Question

Find the solution of $$\displaystyle \frac{dy}{dx}= \frac{x+2y-2}{2x+y-3}.$$
A
$$\displaystyle \left ( x+y-2 \right )= k\left ( x-y \right )^{3}$$
B
$$\displaystyle \left ( x+y-2 \right )= k\left ( x+y \right )^{3}$$
C
$$\displaystyle \left ( x+y-2 \right )= k\left ( x+y \right )^{4}$$
D
$$\displaystyle \left ( x+y-2 \right )= k\left ( x-y \right )^{4}$$

Answer

**step1 Identify the type of differential equation and find the intersection point of the linear terms**

The given differential equation is of the form $$ \frac{dy}{dx} = \frac{ax+by+c}{Ax+By+C} $$. This type of equation can be transformed into a homogeneous differential equation by shifting the origin to the intersection point of the lines formed by setting the numerator and denominator to zero.

The lines are given by:

$$ L_1: x+2y-2=0 $$

$$ L_2: 2x+y-3=0 $$

To find the intersection point $$(h,k)$$, we solve the system of linear equations. From $$L_1$$, we have $$ x = 2-2y $$. Substitute this into $$L_2$$:

$$ 2(2-2y) + y - 3 = 0 $$

$$ 4 - 4y + y - 3 = 0 $$

$$ 1 - 3y = 0 $$

$$ 3y = 1 \implies y = \frac{1}{3} $$

Now substitute $$ y = \frac{1}{3} $$ back into $$ x = 2-2y $$:

$$ x = 2 - 2\left(\frac{1}{3}\right) = 2 - \frac{2}{3} = \frac{4}{3} $$

Thus, the intersection point is $$(h,k) = \left(\frac{4}{3}, \frac{1}{3}\right)$$.
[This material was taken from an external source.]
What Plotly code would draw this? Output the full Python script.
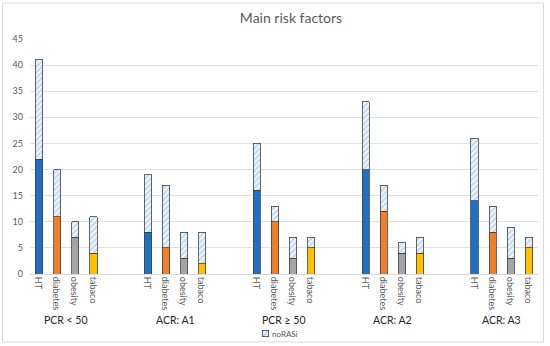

**step2 Transform the differential equation to a homogeneous form**

Introduce new variables $$ X $$ and $$ Y $$ such that $$ x = X+h $$ and $$ y = Y+k $$. In our case, $$ x = X+\frac{4}{3} $$ and $$ y = Y+\frac{1}{3} $$.
Then $$ dx = dX $$ and $$ dy = dY $$. Substitute these into the original differential equation:

$$ \frac{dY}{dX} = \frac{\left(X+\frac{4}{3}\right) + 2\left(Y+\frac{1}{3}\right) - 2}{2\left(X+\frac{4}{3}\right) + \left(Y+\frac{1}{3}\right) - 3} $$

Simplify the numerator and the denominator:

$$ \text{Numerator} = X+\frac{4}{3} + 2Y+\frac{2}{3} - 2 = X+2Y + \left(\frac{4}{3}+\frac{2}{3} - \frac{6}{3}\right) = X+2Y+0 = X+2Y $$

$$ \text{Denominator} = 2X+\frac{8}{3} + Y+\frac{1}{3} - 3 = 2X+Y + \left(\frac{8}{3}+\frac{1}{3} - \frac{9}{3}\right) = 2X+Y+0 = 2X+Y $$

The transformed differential equation is now homogeneous:

$$ \frac{dY}{dX} = \frac{X+2Y}{2X+Y} $$

**step3 Solve the homogeneous differential equation**

For a homogeneous equation, substitute $$ Y=vX $$, which implies $$ \frac{dY}{dX} = v + X\frac{dv}{dX} $$. Substitute this into the equation:

$$ v + X\frac{dv}{dX} = \frac{X+2(vX)}{2X+(vX)} = \frac{X(1+2v)}{X(2+v)} = \frac{1+2v}{2+v} $$

Separate the variables to solve for $$ v $$:

$$ X\frac{dv}{dX} = \frac{1+2v}{2+v} - v = \frac{1+2v - v(2+v)}{2+v} = \frac{1+2v-2v-v^2}{2+v} = \frac{1-v^2}{2+v} $$

Rearrange the terms to separate $$ v $$ and $$ X $$:

$$ \frac{2+v}{1-v^2} dv = \frac{1}{X} dX $$

**step4 Integrate both sides of the separated equation**

First, integrate the left side using partial fraction decomposition for $$ \frac{2+v}{1-v^2} = \frac{2+v}{(1-v)(1+v)} $$. Let $$ \frac{2+v}{(1-v)(1+v)} = \frac{A}{1-v} + \frac{B}{1+v} $$.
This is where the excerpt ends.